The Marsalises — especially Wynton and his father, Ellis — are born teachers, and, at least during the part of their hourlong clinic that journalists were allowed to watch, they packed important, basic lessons about jazz history and practice into short spaces. The students drank it in, and the teachers beamed.
After the elder Mr. Marsalis talked for a while about individual expression in jazz and the birth of swing rhythm, the students traded 12-bar improvisations with the master musicians on a blues tune. And then Wynton Marsalis doled out bits of advice, without aiming them at particular players. The advice: never slink off looking mad at yourself after your solo, don’t abuse the rhythm section and play shorter.
“The blues forces us to feel vocal elements in our playing,” Mr. Marsalis said, “and it keeps us from going” — here he played a fast, ripping, show-off improvisation that wasn’t vocal at all. “Now, I’m going to play, and Branford is going to imitate.”
The students quickly jumped in. None were virtuosos; some, including a trumpeter from New York, Ivan Rosenberg, were quite good. Perhaps sensing a competitive spirit, Mr. Marsalis pushed Mr. Rosenberg into smeared, highly expressive whines; finally he played a whinnying phrase that trailed into fast, articulated notes. “I can’t do that, man,” Mr. Rosenberg said, laughing and backing off.
Sharing a stage with Wynton Marsalis, who teaches constantly on the road, is not out of the realm of possibility for a gifted young jazz musician. But doing it at the White House can make you starry-eyed.
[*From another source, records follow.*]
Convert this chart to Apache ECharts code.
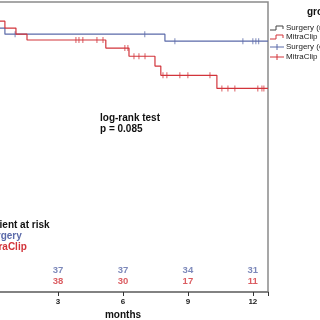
<!DOCTYPE html>
<html>
<head>
<meta charset="utf-8">
<script src="https://cdn.jsdelivr.net/npm/echarts@6/dist/echarts.min.js"></script>
<style>
  html, body { margin: 0; padding: 0; background: #fff; }
  #chart { width: 320px; height: 320px; }
</style>
</head>
<body>
<div id="chart"></div>
<script>
// months on the x axis
const monthTicks = [0, 3, 6, 9, 12];
const followUpEnd = 12.7;

// Kaplan-Meier steps (time in months, survival after the event)
const surgeryTimes = [0, 0.1, 0.55, 7.94];
const surgerySurv = [1, 0.91, 0.889, 0.865];
const mitraTimes = [0, 0.1, 0.55, 1.06, 1.57, 5.21, 6.28, 7.48, 7.75, 10.34];
const mitraSurv = [1, 0.934, 0.91, 0.889, 0.869, 0.841, 0.813, 0.779, 0.747, 0.702];

// censored observations
const surgeryCensored = [1.02, 7.01, 8.40, 11.54, 12.0, 12.14, 12.27];
const mitraCensored = [3.83, 3.97, 4.15, 4.80, 5.08, 6.09, 6.23, 6.51, 6.74, 7.02,
  7.85, 8.03, 8.63, 9.00, 10.02, 10.57, 10.85, 11.17, 12.23, 12.42, 12.51];

// patients at risk
const riskTimes = [3, 6, 9, 12];
const riskSurgery = [37, 37, 34, 31];
const riskMitra = [38, 30, 17, 11];

const blue = '#5b6aa9';
const red = '#d2343b';
const font = 'Liberation Sans, Arial, sans-serif';

function survAt (times, surv, t) {
  let s = surv[0];
  for (let i = 0; i < times.length; i++) {
    if (times[i] <= t) s = surv[i];
  }
  return s;
}

function stepData (times, surv) {
  const d = times.map((t, i) => [t, surv[i]]);
  d.push([followUpEnd, surv[surv.length - 1]]);
  return d;
}

function censorData (cens, times, surv) {
  return cens.map(t => [t, survAt(times, surv, t)]);
}

function riskData (counts, level) {
  return riskTimes.map((t, i) => [t, level, counts[i]]);
}

const chart = echarts.init(document.getElementById('chart'));

const stepIcon = (y, color) => ({
  type: 'polyline',
  shape: { points: [[270, y + 2], [276, y + 2], [276, y - 2], [283, y - 2], [283, y + 1]] },
  style: { stroke: color, fill: null, lineWidth: 1 }
});
const censorIcon = (y, color) => ({
  type: 'group',
  children: [
    { type: 'line', shape: { x1: 270, y1: y, x2: 284, y2: y }, style: { stroke: color, lineWidth: 1 } },
    { type: 'line', shape: { x1: 277, y1: y - 3, x2: 277, y2: y + 3 }, style: { stroke: color, lineWidth: 1 } }
  ]
});
const legendText = (y, text) => ({
  type: 'text', x: 286, y: y, style: { text: text, font: '8px ' + font, fill: '#222', textVerticalAlign: 'middle' }
});

chart.setOption({
  animation: false,
  grid: {
    left: -7, right: 52, top: 2, bottom: 28,
    outerBoundsMode: 'none', containLabel: false,
    show: true, borderColor: '#8a8a8a', borderWidth: 1.5, backgroundColor: '#fff'
  },
  xAxis: {
    type: 'value', min: 0, max: followUpEnd, interval: 3,
    axisLine: { show: true, lineStyle: { color: '#777', width: 1.5 } },
    axisTick: { show: true, length: 4, lineStyle: { color: '#333' } },
    axisLabel: {
      margin: 6, color: '#222', fontSize: 8, fontWeight: 'bold', fontFamily: font,
      formatter: v => (monthTicks.indexOf(v) >= 0 ? String(v) : '')
    },
    splitLine: { show: false }
  },
  yAxis: {
    type: 'value', min: 0, max: 1,
    axisLine: { show: false }, axisTick: { show: false }, axisLabel: { show: false },
    splitLine: { show: false }
  },
  series: [
    {
      name: 'Surgery', type: 'line', step: 'end', symbol: 'none',
      data: stepData(surgeryTimes, surgerySurv),
      lineStyle: { color: blue, width: 1.2 }
    },
    {
      name: 'MitraClip', type: 'line', step: 'end', symbol: 'none',
      data: stepData(mitraTimes, mitraSurv),
      lineStyle: { color: red, width: 1.2 }
    },
    {
      name: 'Surgery censored', type: 'scatter', symbol: 'rect', symbolSize: [1, 6],
      data: censorData(surgeryCensored, surgeryTimes, surgerySurv),
      itemStyle: { color: blue }
    },
    {
      name: 'MitraClip censored', type: 'scatter', symbol: 'rect', symbolSize: [1, 6],
      data: censorData(mitraCensored, mitraTimes, mitraSurv),
      itemStyle: { color: red }
    },
    {
      type: 'scatter', symbolSize: 0, silent: true,
      data: riskData(riskSurgery, 0.076),
      label: {
        show: true, position: 'inside', formatter: p => p.data[2],
        color: blue, fontSize: 9.5, fontWeight: 'bold', fontFamily: font
      }
    },
    {
      type: 'scatter', symbolSize: 0, silent: true,
      data: riskData(riskMitra, 0.038),
      label: {
        show: true, position: 'inside', formatter: p => p.data[2],
        color: red, fontSize: 9.5, fontWeight: 'bold', fontFamily: font
      }
    }
  ],
  graphic: [
    { type: 'text', x: 100, y: 118, style: { text: 'log-rank test', font: 'bold 10px ' + font, fill: '#111', textVerticalAlign: 'middle' } },
    { type: 'text', x: 100, y: 129.5, style: { text: 'p = 0.085', font: 'bold 10px ' + font, fill: '#111', textVerticalAlign: 'middle' } },
    { type: 'text', x: -16, y: 225, style: { text: 'Patient at risk', font: 'bold 10px ' + font, fill: '#111', textVerticalAlign: 'middle' } },
    { type: 'text', x: -16, y: 236, style: { text: 'Surgery', font: 'bold 10px ' + font, fill: blue, textVerticalAlign: 'middle' } },
    { type: 'text', x: -16, y: 247.5, style: { text: 'MitraClip', font: 'bold 10px ' + font, fill: red, textVerticalAlign: 'middle' } },
    { type: 'text', x: 123, y: 315, style: { text: 'months', font: 'bold 10px ' + font, fill: '#111', textAlign: 'center', textVerticalAlign: 'middle' } },
    { type: 'text', x: 307, y: 12, style: { text: 'group', font: 'bold 10px ' + font, fill: '#111', textVerticalAlign: 'middle' } },
    stepIcon(28, '#444'),
    legendText(28, 'Surgery (n=41)'),
    stepIcon(37, red),
    legendText(37, 'MitraClip (n=41)'),
    censorIcon(47, blue),
    legendText(47, 'Surgery (censored)'),
    censorIcon(57, red),
    legendText(57, 'MitraClip (censored)')
  ]
});
</script>
</body>
</html>
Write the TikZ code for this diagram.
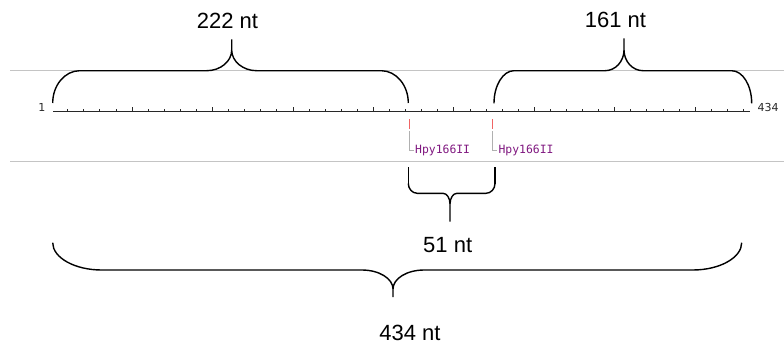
\documentclass[tikz,border=0pt]{standalone}
\usepackage{fontspec}
\setmainfont{Liberation Sans}
\newfontfamily\rulerfont{DejaVu Sans}
\newfontfamily\enzfont{DejaVu Sans Mono}
\definecolor{guide}{RGB}{196,196,196}
\definecolor{enz}{RGB}{128,24,128}
\definecolor{cutred}{RGB}{240,100,100}
\definecolor{leader}{RGB}{176,176,176}
\definecolor{rulerc}{RGB}{40,40,40}
% #1 x1, #2 x2, #3 y0 (ends), #4 yf (flat), #5 xt, #6 yt (tip), #7 e, #8 t, #9 ys (stem start)
\newcommand\cbrace[9]{%
  \pgfmathsetmacro\bA{#1+#7}%
  \pgfmathsetmacro\bB{#2-#7}%
  \pgfmathsetmacro\bC{#5-#8}%
  \pgfmathsetmacro\bD{#5+#8}%
  \pgfmathsetmacro\bE{#3+0.55*(#4-#3)}%
  \pgfmathsetmacro\bF{#1+0.45*#7}%
  \pgfmathsetmacro\bG{#2-0.45*#7}%
  \pgfmathsetmacro\bH{#5-0.45*#8}%
  \pgfmathsetmacro\bI{#5+0.45*#8}%
  \pgfmathsetmacro\bJ{#9+0.55*(#4-#9)}%
  \draw[bracestyle] (#1,#3) .. controls (#1,\bE) and (\bF,#4) .. (\bA,#4)
    -- (\bC,#4) .. controls (\bH,#4) and (#5,\bJ) .. (#5,#9) -- (#5,#6)
    (#5,#9) .. controls (#5,\bJ) and (\bI,#4) .. (\bD,#4)
    -- (\bB,#4) .. controls (\bG,#4) and (#2,\bE) .. (#2,#3);%
}
\begin{document}
\begin{tikzpicture}[x=1bp,y=-1bp,
  bracestyle/.style={line width=1.4bp, black, line join=round},
  biglabel/.style={inner sep=0pt, font=\fontsize{22bp}{26bp}\selectfont, text=black},
  rulerlabel/.style={inner sep=0pt, font=\rulerfont\fontsize{11bp}{13bp}\selectfont, text=rulerc},
  enzlabel/.style={inner sep=0pt, font=\enzfont\fontsize{11.4bp}{13bp}\selectfont, text=enz},
  guideline/.style={guide, line width=1bp},
  cutmark/.style={cutred, line width=1.5bp},
  leaderline/.style={leader, line width=0.9bp}]
\useasboundingbox (0,0) rectangle (784,345);

% guide lines
\draw[guideline] (10,70.7) -- (784,70.7);
\draw[guideline] (10,161.7) -- (784,161.7);

% ruler
\coordinate (rs) at (53.3,111.7);
\coordinate (re) at (750,111.7);
\draw[rulerc, line width=1.1bp] (rs) -- (re);
\foreach \p in {10,20,...,430} {
  \pgfmathsetmacro\xx{53.3+(\p-1)*1.6089}
  \pgfmathsetmacro\hh{mod(\p,50)==0 ? 5 : 2.5}
  \draw[rulerc, line width=1bp] (\xx,111.7) -- (\xx,111.7-\hh);
}
\node[rulerlabel, anchor=base east] (r1) at (45.5,111.7) {1};
\node[rulerlabel, anchor=base west] (r434) at (757.5,111.7) {434};

% enzyme sites
\coordinate (c1t) at (409.3,119.3);
\coordinate (c1b) at (409.3,129.3);
\coordinate (c1l) at (409.3,131.3);
\node[enzlabel, anchor=base west] (e1) at (415,153.3) {Hpy166II};
\draw[cutmark] (c1t) -- (c1b);
\draw[leaderline, shorten >=1.5bp] (c1l) |- (e1.west);

\coordinate (c2t) at (492.7,119.3);
\coordinate (c2b) at (492.7,129.3);
\coordinate (c2l) at (492.7,131.3);
\node[enzlabel, anchor=base west] (e2) at (498.4,153.3) {Hpy166II};
\draw[cutmark] (c2t) -- (c2b);
\draw[leaderline, shorten >=1.5bp] (c2l) |- (e2.west);

% braces
\cbrace{52.7}{408.3}{103}{70.7}{231.7}{39.3}{27}{25}{50}
\cbrace{494}{751.7}{103.3}{70.7}{624}{38.3}{20}{19}{50}
\draw[bracestyle] (408.3,167.3) -- (408.3,183.5);
\draw[bracestyle] (495,167.3) -- (495,183.5);
\cbrace{408.3}{495}{183.5}{193.3}{450}{221.7}{9}{7}{204}
\cbrace{52.7}{741.7}{242.7}{270}{393}{297}{49}{31}{289}

% labels
\node[biglabel, anchor=base] (l222) at (227.5,28) {222 nt};
\node[biglabel, anchor=base] (l161) at (615.5,27) {161 nt};
\node[biglabel, anchor=base] (l51) at (447.7,252) {51 nt};
\node[biglabel, anchor=base] (l434) at (410,340) {434 nt};
\end{tikzpicture}
\end{document}
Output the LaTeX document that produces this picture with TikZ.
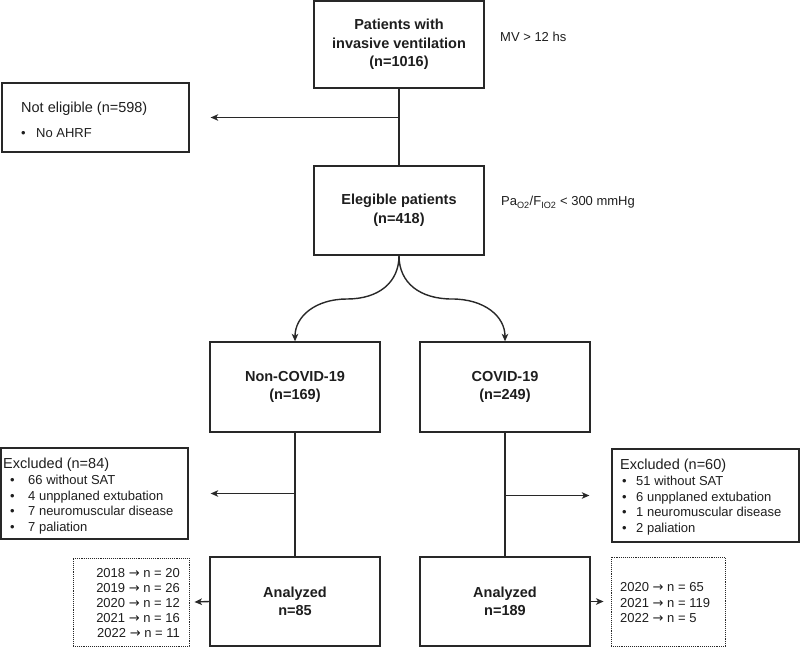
\documentclass[tikz,border=0pt]{standalone}
\usepackage{fontspec}
\setmainfont{Liberation Sans}
\newfontfamily\arrfont{DejaVu Sans}
\newcommand{\yarr}{{\arrfont →}}
\usetikzlibrary{arrows.meta}
\definecolor{ln}{RGB}{40,40,40}
\definecolor{tx}{RGB}{30,30,30}
\begin{document}
\begin{tikzpicture}[x=1pt,y=-1pt,
  box/.style={draw=ln, line width=1.3pt, rectangle, inner sep=0pt, align=center, text=tx,
    font=\bfseries\fontsize{14.5}{18.5}\selectfont},
  dotbox/.style={draw=ln, line width=0.9pt, densely dotted, rectangle, inner sep=0pt},
  conn/.style={draw=ln, line width=1.4pt},
  arr/.style={conn, -{Stealth[length=7.5pt,width=6.5pt,inset=2pt]}},
  ttl/.style={anchor=base west, inner sep=0pt, text=tx, font=\fontsize{14.5}{17}\selectfont},
  itm/.style={anchor=base west, inner sep=0pt, text=tx, font=\fontsize{13}{15.5}\selectfont},
  itmr/.style={anchor=base east, inner sep=0pt, text=tx, font=\fontsize{13}{15.5}\selectfont}]
\useasboundingbox (0,0) rectangle (800,647);

% main boxes
\node[box, minimum width=170, minimum height=87] (top) at (399,44.5) {Patients with\\invasive ventilation\\(n=1016)};
\node[box, minimum width=170, minimum height=89] (eleg) at (399,210.5) {Elegible patients\\(n=418)};
\node[box, minimum width=170, minimum height=90] (ncov) at (295,387) {Non-COVID-19\\(n=169)};
\node[box, minimum width=170, minimum height=90] (cov) at (505,387) {COVID-19\\(n=249)};
\node[box, minimum width=170, minimum height=89] (anl) at (295,601.5) {Analyzed\\n=85};
\node[box, minimum width=170, minimum height=89] (anr) at (505,601.5) {Analyzed\\n=189};

% side boxes
\node[box, minimum width=187, minimum height=69] (ne) at (95.5,117.5) {};
\node[box, minimum width=187, minimum height=91] (exl) at (94.5,493.5) {};
\node[box, minimum width=187, minimum height=93] (exr) at (705.5,495.5) {};
\node[dotbox, minimum width=116, minimum height=88] (dotl) at (131,602) {};
\node[dotbox, minimum width=114, minimum height=89] (dotr) at (668,601.5) {};

% side notes
\node[itm] (mv) at (500,42) {MV > 12 hs};
\node[itm] (pf) at (501,206) {Pa\textsubscript{O2}/F\textsubscript{IO2} < 300 mmHg};

% not eligible text
\node[ttl] (net) at (21,113) {Not eligible (n=598)};
\node[itm] (neb) at (21,138) {•};
\node[itm] (ne1) at (36,138) {No AHRF};

% excluded left
\node[ttl] (exlt) at (3,468) {Excluded (n=84)};
\node[itm] (exlb1) at (10,484) {•};
\node[itm] (exlb2) at (10,500) {•};
\node[itm] (exlb3) at (10,515) {•};
\node[itm] (exlb4) at (10,531) {•};
\node[itm] (exl1) at (28,484) {66 without SAT};
\node[itm] (exl2) at (28,500) {4 unpplaned extubation};
\node[itm] (exl3) at (28,515) {7 neuromuscular disease};
\node[itm] (exl4) at (28,531) {7 paliation};

% excluded right
\node[ttl] (exrt) at (620,469) {Excluded (n=60)};
\node[itm] (exrb1) at (622,485) {•};
\node[itm] (exrb2) at (622,501) {•};
\node[itm] (exrb3) at (622,516) {•};
\node[itm] (exrb4) at (622,532) {•};
\node[itm] (exr1) at (636,485) {51 without SAT};
\node[itm] (exr2) at (636,501) {6 unpplaned extubation};
\node[itm] (exr3) at (636,516) {1 neuromuscular disease};
\node[itm] (exr4) at (636,532) {2 paliation};

% years left
\node[itmr] (yl1) at (180,577) {2018 \yarr{} n = 20};
\node[itmr] (yl2) at (180,592) {2019 \yarr{} n = 26};
\node[itmr] (yl3) at (180,607) {2020 \yarr{} n = 12};
\node[itmr] (yl4) at (180,622) {2021 \yarr{} n = 16};
\node[itmr] (yl5) at (180,637) {2022 \yarr{} n = 11};

% years right
\node[itm] (yr1) at (620,591) {2020 \yarr{} n = 65};
\node[itm] (yr2) at (620,607) {2021 \yarr{} n = 119};
\node[itm] (yr3) at (620,622) {2022 \yarr{} n = 5};

% connectors
\draw[conn] (top.south) -- (eleg.north);
\draw[arr] (top.south |- ne.east) -- ([xshift=21pt]ne.east);
\draw[arr] (eleg.south) .. controls (399,283) and (378,299) .. (347,299)
            .. controls (316,299) and (295,316) .. (ncov.north);
\draw[arr] (eleg.south) .. controls (399,283) and (420,299) .. (452,299)
            .. controls (484,299) and (505,316) .. (cov.north);
\draw[conn] (ncov.south) -- (anl.north);
\draw[conn] (cov.south) -- (anr.north);
\draw[arr] (ncov.south |- exl.east) -- ([xshift=22pt]exl.east);
\draw[arr] (cov.south |- exr.west) -- ([xshift=-22pt]exr.west);
\draw[arr] (anl.west) -- ([xshift=5pt]dotl.east);
\draw[arr] (anr.east) -- ([xshift=-7pt]dotr.west);
\end{tikzpicture}
\end{document}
“That was crazy,” said Phillip Slyde, an able 17-year-old alto saxophonist who played question-and-answer with Mr. D’Rivera. He came up from New Orleans the day before, he said. He was recuperating from nerves, in the expectant hush before Mrs. Obama’s arrival.
Kyle Wedberg, the president of his school, the New Orleans Center for Creative Arts, appeared behind him. “This says that normal, everyday Americans have a place in this White House, versus people that have some leverage to get in here,” Mr. Wedberg said, breathlessly. “We changed 14 lives today. That’s amazing: it’s a great use of this public facility.”
In her four-minute speech, Mrs. Obama brushed across two well-known thoughts about jazz — that it “may be America’s greatest gift to the world” and that “there is no better example of democracy than a jazz ensemble” — but she basically made way for the closing concert, which put Mr. D’Rivera and Mr. Marsalis in front of a young band, including the pianist Tony Madruga and the saxophonist Elijah Easton.
Mr. D’Rivera played embroidered versions of famous jazz melodies on the clarinet, encouraging the student audience to guess their titles and composers. When he played a famous Dizzy Gillespie phrase, the audience — including Mrs. Obama, seated in the front row with her daughters — answered promptly with the correct response: “Salt peanuts, salt peanuts.” “Ahhh!” Mr. D’Rivera shouted, looking extremely pleased. “Michelle knows it!”